As, average acceleration is given by,
${a_{av}} = \dfrac{{\left| {\Delta v} \right|}}{t}$, here $\Delta v = {v_f} - {v_i}$, as, the angle between initial velocity and final velocity is $120^\circ $, therefore,
$
{v_f} - {v_i} = \sqrt {{v^2} + {v^2} - 2vv\cos 120^\circ } \\
\Rightarrow {v_f} - {v_i} = \sqrt {2{v^2} - 2{v^2}\left( { - \dfrac{1}{2}} \right)} \\
\Rightarrow {v_f} - {v_i} = \sqrt {2{v^2} + {v^2}} \\
\Rightarrow {v_f} - {v_i} = \sqrt {3{v^2}} \\
\Rightarrow {v_f} - {v_i} = \sqrt 3 v \\
\Rightarrow \Delta v = \sqrt 3 v \\
 $
Now, use this value to find the average acceleration,
${a_{av}} = \dfrac{{\left| {\Delta v} \right|}}{t} = \dfrac{{\sqrt 3 v}}{2}{\text{m/s}}$
So, the average acceleration of the particle will be $\dfrac{{\sqrt 3 v}}{2}{\text{m/s}}$.

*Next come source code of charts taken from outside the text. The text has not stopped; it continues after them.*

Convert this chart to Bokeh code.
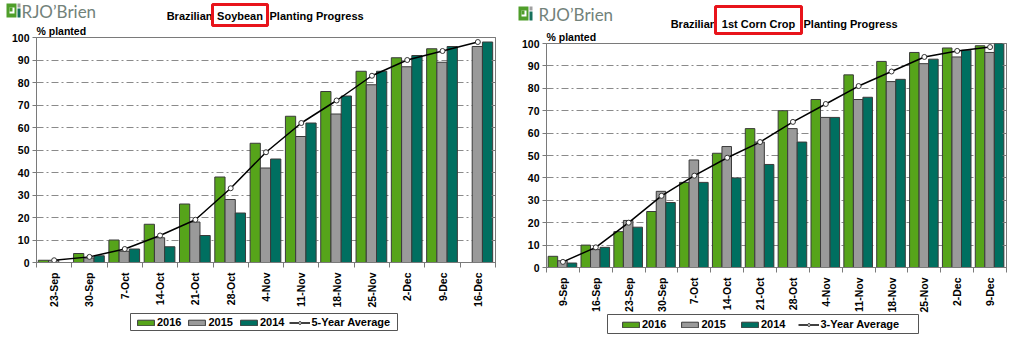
import math
import numpy as np
from bokeh.plotting import figure
from bokeh.layouts import row, column
from bokeh.models import (Range1d, FixedTicker, LinearAxis, Label, Legend, LegendItem,
                          BoxAnnotation)
from bokeh.embed import file_html
from bokeh.resources import INLINE

NAN = float("nan")

# ---- Soybean data ----
soy_weeks = ["23-Sep", "30-Sep", "7-Oct", "14-Oct", "21-Oct", "28-Oct", "4-Nov",
             "11-Nov", "18-Nov", "25-Nov", "2-Dec", "9-Dec", "16-Dec"]
soy_2016 = [1, 4, 10, 17, 26, 38, 53, 65, 76, 85, 91, 95, NAN]
soy_2015 = [1, 2, 5, 11, 18, 28, 42, 56, 66, 79, 87, 89, 96]
soy_2014 = [0, 3, 6, 7, 12, 22, 46, 62, 74, 85, 92, 96, 98]
soy_avg = [1, 2.5, 6, 12, 19, 33, 49, 62, 72, 83, 90, 94, 98]

# ---- 1st corn crop data ----
corn_weeks = ["9-Sep", "16-Sep", "23-Sep", "30-Sep", "7-Oct", "14-Oct", "21-Oct",
              "28-Oct", "4-Nov", "11-Nov", "18-Nov", "25-Nov", "2-Dec", "9-Dec"]
corn_2016 = [5, 10, 16, 25, 38, 51, 62, 70, 75, 86, 92, 96, 98, 99]
corn_2015 = [3, 8, 21, 34, 48, 54, 56, 62, 67, 75, 83, 91, 94, 96]
corn_2014 = [2, 9, 18, 29, 38, 40, 46, 56, 67, 76, 84, 93, 97, 100]
corn_avg = [2.5, 9, 20, 32, 41, 49, 56, 65, 73, 81, 87.5, 94, 96.7, 98.4]

y_ticks = list(range(0, 101, 10))
series_labels = ["2016", "2015", "2014"]

GREEN = "#56a41a"
GRAY = "#9a9a9a"
TEAL = "#006f60"
EDGE = "#3a3a3a"
AXIS = "#7a7a7a"
FONT = "Liberation Sans"
W, H = 512, 351


def make_chart(weeks, s16, s15, s14, avg, b_left, b_right, b_top, b_bottom):
    n = len(weeks)
    p = figure(width=W, height=H, output_backend="svg", toolbar_location=None,
               x_range=Range1d(-0.5, n - 0.5), y_range=Range1d(0, 100),
               min_border_left=b_left, min_border_right=b_right,
               min_border_top=b_top, min_border_bottom=b_bottom)
    p.outline_line_color = AXIS
    p.background_fill_color = "white"
    p.border_fill_color = "white"
    p.xgrid.visible = False
    p.ygrid.ticker = FixedTicker(ticks=y_ticks)
    p.ygrid.grid_line_color = "#8a8a8a"
    p.ygrid.grid_line_dash = "7 3 2 3"

    idx = np.arange(n)
    bw = 0.29
    p.vbar(x=idx - 0.305, top=s16, width=bw, fill_color=GREEN, line_color=EDGE, line_width=1)
    p.vbar(x=idx - 0.015, top=s15, width=bw, fill_color=GRAY, line_color=EDGE, line_width=1)
    p.vbar(x=idx + 0.275, top=s14, width=bw, fill_color=TEAL, line_color=EDGE, line_width=1)
    p.line(x=idx, y=avg, line_color="black", line_width=1.5)
    p.scatter(x=idx, y=avg, size=5, marker="circle", fill_color="white",
              line_color="#333333", line_width=1)

    xa = p.xaxis[0]
    xa.ticker = FixedTicker(ticks=list(range(n)), minor_ticks=[i - 0.5 for i in range(n + 1)])
    xa.major_label_overrides = {i: w for i, w in enumerate(weeks)}
    xa.major_tick_line_color = None
    xa.minor_tick_in = 0
    xa.minor_tick_out = 5
    xa.minor_tick_line_color = AXIS
    xa.axis_line_color = AXIS
    xa.major_label_orientation = math.pi / 2
    xa.major_label_standoff = 4
    xa.major_label_text_font = FONT
    xa.major_label_text_font_style = "bold"
    xa.major_label_text_font_size = "10.5px"
    xa.major_label_text_color = "black"

    ya = p.yaxis[0]
    ya.ticker = FixedTicker(ticks=y_ticks)
    ya.major_tick_in = 0
    ya.major_tick_out = 4
    ya.minor_tick_line_color = None
    ya.major_tick_line_color = AXIS
    ya.axis_line_color = AXIS
    ya.major_label_standoff = 3
    ya.major_label_text_font = FONT
    ya.major_label_text_font_style = "bold"
    ya.major_label_text_font_size = "10.5px"
    ya.major_label_text_color = "black"

    ra = LinearAxis(ticker=FixedTicker(ticks=y_ticks))
    ra.major_label_overrides = {t: "" for t in y_ticks}
    ra.major_label_standoff = 0
    ra.major_tick_in = 4
    ra.major_tick_out = 0
    ra.minor_tick_line_color = None
    ra.major_tick_line_color = AXIS
    ra.axis_line_color = AXIS
    p.add_layout(ra, "right")
    return p


def make_overlay(crop, avg_label, title_right, title_cy, box, planted_xy, logo,
                 legend_box, legend_xy, legend_spacing):
    o = figure(width=W, height=H, output_backend="svg", toolbar_location=None,
               x_range=Range1d(0, W), y_range=Range1d(H, 0),
               x_axis_location=None, y_axis_location=None, min_border=0)
    o.grid.visible = False
    o.outline_line_color = None
    o.background_fill_alpha = 0
    o.border_fill_alpha = 0

    def lab(x, y, text, align="left", size="11px", font=FONT, style="bold", color="black"):
        o.add_layout(Label(x=x, y=y, text=text, text_align=align, text_baseline="middle",
                           text_font=font, text_font_style=style, text_font_size=size,
                           text_color=color))

    def rect(l, r, t, b, fill=None, line=None, lw=1):
        o.add_layout(BoxAnnotation(left=l, right=r, top=t, bottom=b,
                                   fill_color=fill if fill else "white",
                                   fill_alpha=1 if fill else 0,
                                   line_color=line, line_width=lw, line_alpha=1 if line else 0))

    # title with highlighted crop name
    bl, br, bt, bb = box
    lab(title_right, title_cy, "Brazilian", align="right")
    lab((bl + br) / 2, title_cy, crop, align="center")
    lab(br + 2, title_cy, "Planting Progress")
    rect(bl, br, bt, bb, line="#e8141b", lw=3)
    lab(planted_xy[0], planted_xy[1], "% planted", size="10.5px")

    # logo
    lx, ly, lh, tx = logo
    rect(lx, lx + 10, ly, ly + lh, fill="#4f9e2a")
    rect(lx + 3, lx + 8, ly + 4, ly + lh - 4, fill="white")
    rect(lx + 3, lx + 6, ly + 4, ly + lh - 6, fill="#4f9e2a")
    rect(lx + 11, lx + 14, ly, ly + 4, fill="#a0a0a0")
    rect(lx + 11, lx + 14, ly + 5, ly + lh, fill="#17705c")
    lab(tx, ly + lh / 2 + 0.5, "RJO\u2019Brien", font="Lato", style="normal", size="17px",
        color="#72827a")

    # legend frame
    gl, gr, gt, gb = legend_box
    rect(gl, gr, gt, gb, fill="white", line="#555555", lw=1)

    # legend swatches: style-only renderers holding a single missing value
    r16 = o.vbar(x=[NAN], top=[NAN], width=1, fill_color=GREEN, line_color=EDGE)
    r15 = o.vbar(x=[NAN], top=[NAN], width=1, fill_color=GRAY, line_color=EDGE)
    r14 = o.vbar(x=[NAN], top=[NAN], width=1, fill_color=TEAL, line_color=EDGE)
    ln = o.line(x=[NAN], y=[NAN], line_color="black", line_width=1.5)
    mk = o.scatter(x=[NAN], y=[NAN], size=5, marker="circle", fill_color="white",
                   line_color="#333333")
    legend = Legend(items=[LegendItem(label=series_labels[0], renderers=[r16]),
                           LegendItem(label=series_labels[1], renderers=[r15]),
                           LegendItem(label=series_labels[2], renderers=[r14]),
                           LegendItem(label=avg_label, renderers=[ln, mk])],
                    orientation="horizontal", location=legend_xy,
                    glyph_width=21, glyph_height=7, label_standoff=1, spacing=legend_spacing,
                    padding=0, margin=0, border_line_color=None,
                    background_fill_alpha=0,
                    label_text_font=FONT, label_text_font_style="bold",
                    label_text_font_size="11px", label_height=12, label_text_color="black")
    o.add_layout(legend, "center")
    return o


c1 = make_chart(soy_weeks, soy_2016, soy_2015, soy_2014, soy_avg, 36, 17, 37, 89)
o1 = make_overlay("Soybean", "5-Year Average", title_right=212, title_cy=15,
                  box=(212, 267, 4, 25), planted_xy=(36, 30), logo=(6, 3, 14, 21),
                  legend_box=(130, 397, 313, 330), legend_xy=(135, H - 328),
                  legend_spacing=5)
c2 = make_chart(corn_weeks, corn_2016, corn_2015, corn_2014, corn_avg, 34, 18, 43, 84)
o2 = make_overlay("1st Corn Crop", "3-Year Average", title_right=204, title_cy=23,
                  box=(203, 289, 6, 33), planted_xy=(34, 36), logo=(6, 6, 14, 26),
                  legend_box=(95, 406, 314, 333), legend_xy=(108, H - 330),
                  legend_spacing=13)

left = column(column(c1), column(o1, margin=(-H, 0, 0, 0)))
right = column(column(c2), column(o2, margin=(-H, 0, 0, 0)))
layout = row(left, right, spacing=0)
open("out.html", "w").write(file_html(layout, INLINE))
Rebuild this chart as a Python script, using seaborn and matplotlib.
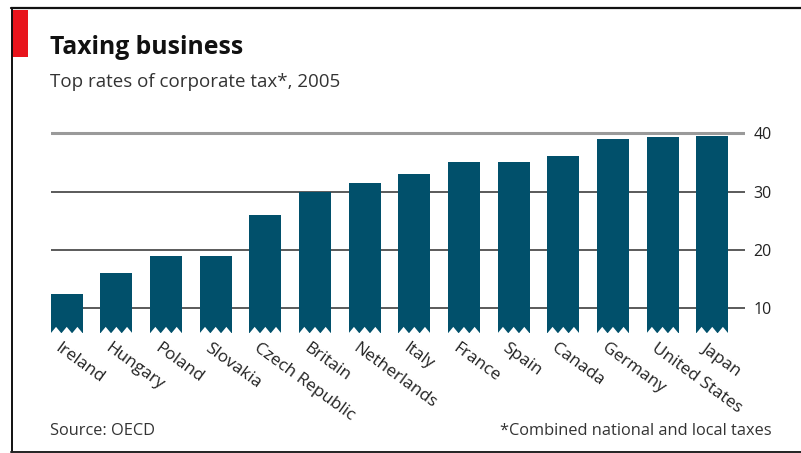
import numpy as np
import pandas as pd
import seaborn as sns
import matplotlib
matplotlib.use("Agg")
import matplotlib.pyplot as plt
from matplotlib.lines import Line2D
from matplotlib.patches import Rectangle, Polygon
import matplotlib.transforms as mtransforms

countries = ["Ireland", "Hungary", "Poland", "Slovakia", "Czech Republic", "Britain",
             "Netherlands", "Italy", "France", "Spain", "Canada", "Germany",
             "United States", "Japan"]
rates = [12.5, 16.0, 19.0, 19.0, 26.0, 30.0, 31.5, 33.0, 35.0, 35.0, 36.1, 39.0, 39.3, 39.5]
yticks = [10, 20, 30, 40]

title = "Taxing business"
subtitle = "Top rates of corporate tax*, 2005"
source = "Source: OECD"
footnote = "*Combined national and local taxes"

BAR = "#01506b"
RED = "#e8141c"
FONT = ["Open Sans", "DejaVu Sans"]

sns.set_theme(style="white")
plt.rcParams["font.family"] = FONT

W, H = 801, 453
fig = plt.figure(figsize=(W / 100, H / 100), dpi=100)
fig.patch.set_facecolor("white")

base = 5.77
ytop = 40.6
ax = fig.add_axes([50.7 / W, 1 - 333 / H, (745 - 50.7) / W, (333 - 129.8) / H])
df = pd.DataFrame({"country": countries, "rate": rates})
width = 0.645
sns.barplot(data=df, x="country", y="rate", color=BAR, width=width, ax=ax,
            saturation=1, zorder=3)
for p, v in zip(ax.patches, rates):
    p.set_y(base)
    p.set_height(v - base)
    p.set_edgecolor("none")

ax.set_xlim(-width / 2, 13.66)
ax.set_ylim(base, ytop)

# zigzag torn bottom
notch = 1.05
for p in ax.patches[:len(rates)]:
    x0, w = p.get_x(), p.get_width()
    for k in range(3):
        a = x0 + k * w / 3
        tri = Polygon([(a, base - 0.05), (a + w / 6, base + notch), (a + w / 3, base - 0.05)],
                      closed=True, facecolor="white", edgecolor="none", zorder=4, clip_on=False)
        ax.add_patch(tri)

# gridlines
for t in yticks:
    if t == 40:
        ax.axhline(t, color="#9a9a9a", lw=2.2, zorder=1)
    else:
        ax.axhline(t, color="#5a5a5a", lw=1.4, zorder=1)

for s in ax.spines.values():
    s.set_visible(False)
ax.set_xlabel("")
ax.set_ylabel("")
ax.yaxis.tick_right()
ax.set_yticks(yticks)
ax.set_yticklabels([str(t) for t in yticks], fontsize=11.5, color="#222222")
ax.tick_params(axis="y", length=0, pad=6)
ax.set_xticks(range(len(countries)))
ax.set_xticklabels(countries, rotation=-36, ha="left", va="top",
                   rotation_mode="anchor", fontsize=12.3, color="#222222")
ax.tick_params(axis="x", length=0, pad=5)
offset = mtransforms.ScaledTranslation(-5 / 100, 0, fig.dpi_scale_trans)
for lab in ax.get_xticklabels():
    lab.set_transform(lab.get_transform() + offset)

# titles
fig.text(50 / W, 1 - 47 / H, title, fontsize=17.8, fontweight="bold", color="#111111",
         ha="left", va="center")
fig.text(50 / W, 1 - 82 / H, subtitle, fontsize=13.5, color="#333333",
         ha="left", va="center")
fig.text(50 / W, 1 - 431 / H, source, fontsize=11.8, color="#333333", ha="left", va="center")
fig.text(772 / W, 1 - 431 / H, footnote, fontsize=11.8, color="#333333", ha="right", va="center")

# red tab and frame
fig.add_artist(Rectangle((12 / W, 1 - 57 / H), 16 / W, 47 / H, transform=fig.transFigure,
                         facecolor=RED, edgecolor="none"))
fig.add_artist(Line2D([11 / W, 1], [1 - 8 / H, 1 - 8 / H], transform=fig.transFigure,
                      color="#111111", lw=1.6))
fig.add_artist(Line2D([11.5 / W, 11.5 / W], [1 - 8 / H, 1 - 451.5 / H], transform=fig.transFigure,
                      color="#111111", lw=1.4))
fig.add_artist(Line2D([11 / W, 1], [1 - 451.5 / H, 1 - 451.5 / H], transform=fig.transFigure,
                      color="#222222", lw=1.4))

fig.savefig("out.png", dpi=100, facecolor="white")
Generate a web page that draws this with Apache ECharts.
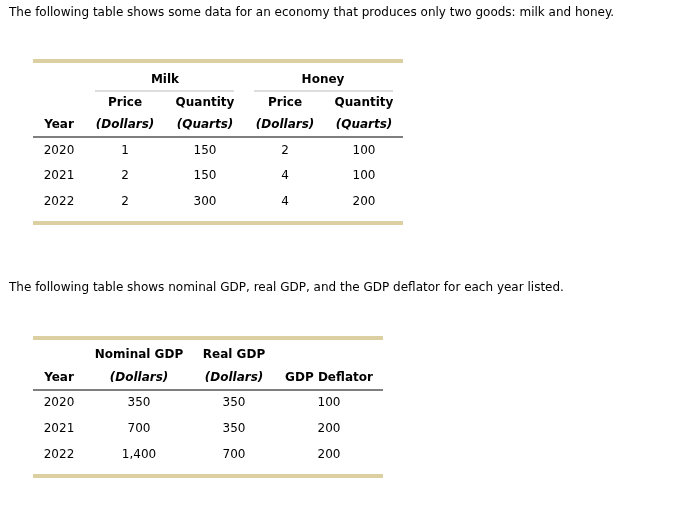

Note:This is a question of kinematics, where the particle is moving in a circular path, it is given the particle is having a constant speed of 1m/s and by this we can get the in how much time the particle will complete one revolution. The, formula to calculate ${\text{Average}}\,{\text{velocity}} = \dfrac{{{\text{Total}}\,{\text{displacement}}}}{{{\text{Total}}\,{\text{Time}}}}$ and the average acceleration is given by ${a_{av}} = \dfrac{{\left| {\Delta v} \right|}}{t}$ and $\Delta v = {v_f} - {v_i} = \sqrt {{v^2} + {v^2} - 2vv\cos \theta } $.